TASK DESCRIPTION:
Extract all lines that hold "this" from the records below.

☆ ☆ ☆ ☆

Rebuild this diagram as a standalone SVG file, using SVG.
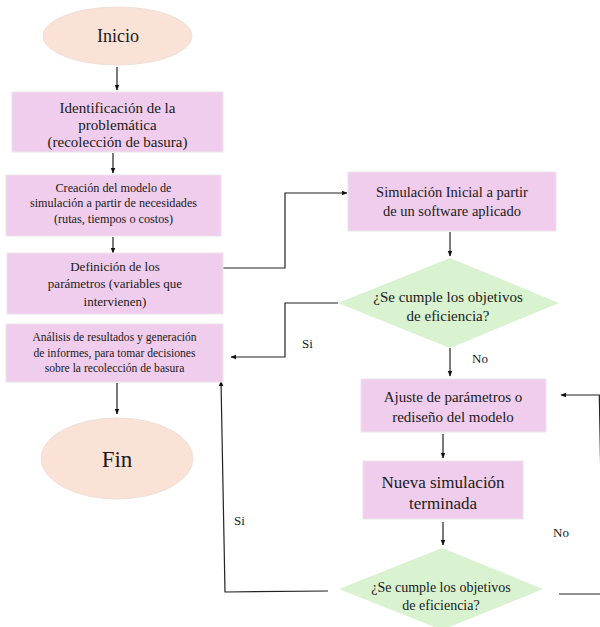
<svg xmlns="http://www.w3.org/2000/svg" width="600" height="627" viewBox="0 0 600 627" font-family="Times New Roman" style="font-family:'Liberation Serif','Times New Roman',serif">
<defs>
<marker id="ah" viewBox="0 0 10 10" refX="9" refY="5" markerWidth="6" markerHeight="6" orient="auto" markerUnits="userSpaceOnUse">
<path d="M0,1 L10,5 L0,9 z" fill="#111"/>
</marker>
</defs>
<rect width="600" height="627" fill="#fff"/>
<g id="connectors" fill="none" stroke="#222" stroke-width="1.2" marker-end="url(#ah)">
<path d="M117,67 V90"/>
<path d="M113,153 V173"/>
<path d="M113,237 V253"/>
<path d="M223,268 H285 V193 H347"/>
<path d="M450,232 V256"/>
<path d="M338,303 H285 V357 H231"/>
<path d="M117,383 V414"/>
<path d="M450,348 V376"/>
<path d="M443,434 V458"/>
<path d="M443,522 V545"/>
<path d="M328,591 L225,592 L221,381"/>
<path d="M559,594 H603 L599.3,395 H561"/>
</g>
<g id="labels">
<text style="font-family:'Liberation Serif','Times New Roman',serif" fill="#1a1a1a" font-size="13" x="302" y="348">Si</text>
<text style="font-family:'Liberation Serif','Times New Roman',serif" fill="#1a1a1a" font-size="13" x="472" y="363">No</text>
<text style="font-family:'Liberation Serif','Times New Roman',serif" fill="#1a1a1a" font-size="13" x="234" y="525">Si</text>
<text style="font-family:'Liberation Serif','Times New Roman',serif" fill="#1a1a1a" font-size="13" x="553" y="537">No</text>
</g>

<g id="inicio">
<ellipse fill="#fbe2d6" stroke="#eee0da" cx="117.5" cy="36" rx="74.5" ry="29"/>
<text style="font-family:'Liberation Serif','Times New Roman',serif" text-anchor="middle" fill="#1a1a1a" x="118" y="42" font-size="18">Inicio</text>
</g>

<g id="identificacion">
<rect fill="#f0cdec" stroke="#ece4ec" x="12" y="92" width="211" height="60"/>
<text style="font-family:'Liberation Serif','Times New Roman',serif" text-anchor="middle" fill="#1a1a1a" font-size="15"><tspan x="117.5" y="113">Identificación de la</tspan><tspan x="117.5" y="130">problemática</tspan><tspan x="117.5" y="147">(recolección de basura)</tspan></text>
</g>

<g id="creacion">
<rect fill="#f0cdec" stroke="#ece4ec" x="6" y="175" width="215" height="61"/>
<text style="font-family:'Liberation Serif','Times New Roman',serif" text-anchor="middle" fill="#1a1a1a" font-size="12.2"><tspan x="113.5" y="192">Creación del modelo de</tspan><tspan x="113.5" y="207">simulación a partir de necesidades</tspan><tspan x="113.5" y="223">(rutas, tiempos o costos)</tspan></text>
</g>

<g id="definicion">
<rect fill="#f0cdec" stroke="#ece4ec" x="7" y="253" width="216" height="61"/>
<text style="font-family:'Liberation Serif','Times New Roman',serif" text-anchor="middle" fill="#1a1a1a" font-size="13"><tspan x="115" y="271">Definición de los</tspan><tspan x="115" y="288">parámetros (variables que</tspan><tspan x="115" y="306">intervienen)</tspan></text>
</g>

<g id="analisis">
<rect fill="#f0cdec" stroke="#ece4ec" x="6" y="324" width="217" height="58"/>
<text style="font-family:'Liberation Serif','Times New Roman',serif" text-anchor="middle" fill="#1a1a1a" font-size="11.6"><tspan x="114.5" y="341">Análisis de resultados y generación</tspan><tspan x="114.5" y="357">de informes, para tomar decisiones</tspan><tspan x="114.5" y="372">sobre la recolección de basura</tspan></text>
</g>

<g id="fin">
<ellipse fill="#fbe2d6" stroke="#eee0da" cx="117" cy="458.5" rx="76" ry="40.5"/>
<text style="font-family:'Liberation Serif','Times New Roman',serif" text-anchor="middle" fill="#1a1a1a" x="117" y="467" font-size="23">Fin</text>
</g>

<g id="simulacion">
<rect fill="#f0cdec" stroke="#ece4ec" x="348" y="172" width="208" height="59"/>
<text style="font-family:'Liberation Serif','Times New Roman',serif" text-anchor="middle" fill="#1a1a1a" font-size="14.5"><tspan x="452" y="197">Simulación Inicial a partir</tspan><tspan x="452" y="216">de un software aplicado</tspan></text>
</g>

<g id="decision1">
<polygon fill="#d9f2d0" points="450,258 559,303 450,348 338,303"/>
<text style="font-family:'Liberation Serif','Times New Roman',serif" text-anchor="middle" fill="#1a1a1a" font-size="15"><tspan x="448" y="302">¿Se cumple los objetivos</tspan><tspan x="448" y="321">de eficiencia?</tspan></text>
</g>

<g id="ajuste">
<rect fill="#f0cdec" stroke="#ece4ec" x="361" y="379" width="185" height="53"/>
<text style="font-family:'Liberation Serif','Times New Roman',serif" text-anchor="middle" fill="#1a1a1a" font-size="15"><tspan x="453" y="402">Ajuste de parámetros o</tspan><tspan x="453" y="422">rediseño del modelo</tspan></text>
</g>

<g id="nueva">
<rect fill="#f0cdec" stroke="#ece4ec" x="363" y="461" width="160" height="58"/>
<text style="font-family:'Liberation Serif','Times New Roman',serif" text-anchor="middle" fill="#1a1a1a" font-size="17"><tspan x="443" y="488">Nueva simulación</tspan><tspan x="443" y="509">terminada</tspan></text>
</g>

<g id="decision2">
<polygon fill="#d9f2d0" points="442,548 543,589 442,630 339,589"/>
<text style="font-family:'Liberation Serif','Times New Roman',serif" text-anchor="middle" fill="#1a1a1a" font-size="14"><tspan x="441" y="592">¿Se cumple los objetivos</tspan><tspan x="441" y="610">de eficiencia?</tspan></text>
</g>
</svg>
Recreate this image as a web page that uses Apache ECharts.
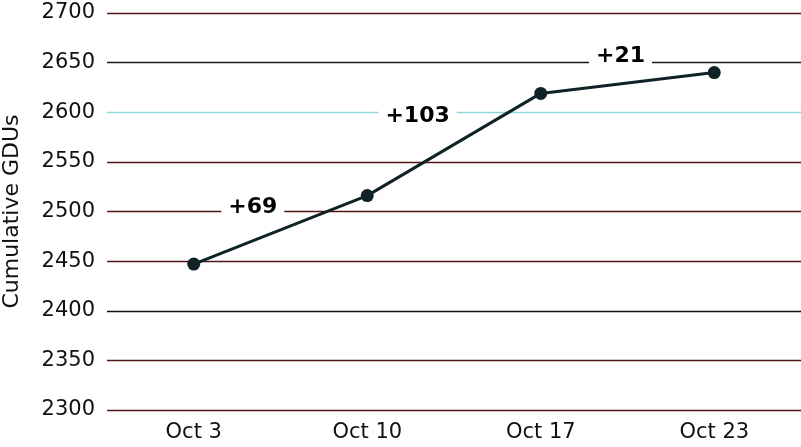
<!DOCTYPE html>
<html>
<head>
<meta charset="utf-8">
<script src="https://cdn.jsdelivr.net/npm/echarts@6/dist/echarts.min.js"></script>
<style>
  html, body { margin: 0; padding: 0; background: #fff; }
  #chart { width: 801px; height: 447px; }
</style>
</head>
<body>
<div id="chart"></div>
<script>
var chart = echarts.init(document.getElementById("chart"));

// data
var dates = ["Oct 3", "Oct 10", "Oct 17", "Oct 23"];
var gdus = [2447, 2516, 2619, 2640];
var yTicks = [2300, 2350, 2400, 2450, 2500, 2550, 2600, 2650, 2700];

// where the weekly gain labels sit (category index, GDU value)
var gainSpots = [[0.34, 2504], [1.29, 2596], [2.46, 2656]];
var gainLabels = ["+69", "+103", "+21"];

// grid line colours, one per tick from 2300 up
var gridColors = ["#4e1616", "#4e1616", "#111111", "#4e1616", "#4e1616",
                  "#4e1616", "#8fd6da", "#1c1c1c", "#4e1616"];

var gainData = gainSpots.map(function (p, i) {
  return { value: p, label: { formatter: gainLabels[i] } };
});

var option = {
  backgroundColor: "#fff",
  animation: false,
  grid: { left: 107, right: 0, top: 13, bottom: 37, outerBoundsMode: "none", containLabel: false },
  xAxis: [
    {
      type: "category",
      data: dates,
      axisLine: { show: false },
      axisTick: { show: false },
      axisLabel: {
        color: "#111",
        fontSize: 21,
        fontFamily: "DejaVu Sans",
        margin: 12
      }
    },
    {
      type: "value",
      min: -0.5,
      max: 3.5,
      show: false
    }
  ],
  yAxis: {
    type: "value",
    min: yTicks[0],
    max: yTicks[yTicks.length - 1],
    interval: 50,
    name: "Cumulative GDUs",
    nameLocation: "middle",
    nameGap: 84,
    nameTextStyle: { color: "#111", fontSize: 22, fontFamily: "DejaVu Sans" },
    axisLine: { show: false },
    axisTick: { show: false },
    axisLabel: {
      color: "#111",
      fontSize: 21,
      fontFamily: "DejaVu Sans",
      margin: 12,
      formatter: function (v) { return String(v); }
    },
    splitLine: {
      lineStyle: { color: gridColors, width: 1.3 }
    }
  },
  series: [
    {
      type: "line",
      data: gdus,
      symbol: "circle",
      symbolSize: 13,
      lineStyle: { color: "#0f2326", width: 3 },
      itemStyle: { color: "#0f2326" },
      z: 3
    },
    {
      type: "scatter",
      xAxisIndex: 1,
      data: gainData,
      symbolSize: 0,
      itemStyle: { opacity: 1 },
      z: 4,
      label: {
        show: true,
        position: [0, 0],
        align: "center",
        verticalAlign: "middle",
        color: "#000",
        opacity: 1,
        fontSize: 22,
        fontWeight: "bold",
        fontFamily: "DejaVu Sans",
        backgroundColor: "#fff",
        padding: [2, 7]
      }
    }
  ]
};
chart.setOption(option);
</script>
</body>
</html>
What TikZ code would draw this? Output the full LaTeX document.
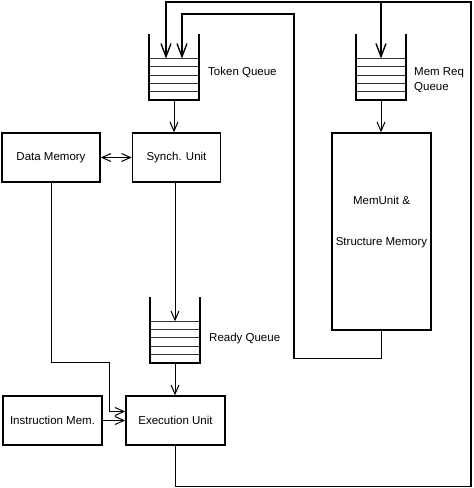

☆ ☆ ☆ ☆

TASK RESULT:
Rebuild this diagram as a standalone SVG file, using SVG.
Recreate this image as a web page that uses Apache ECharts.
What TikZ code would draw this? Output the full LaTeX document.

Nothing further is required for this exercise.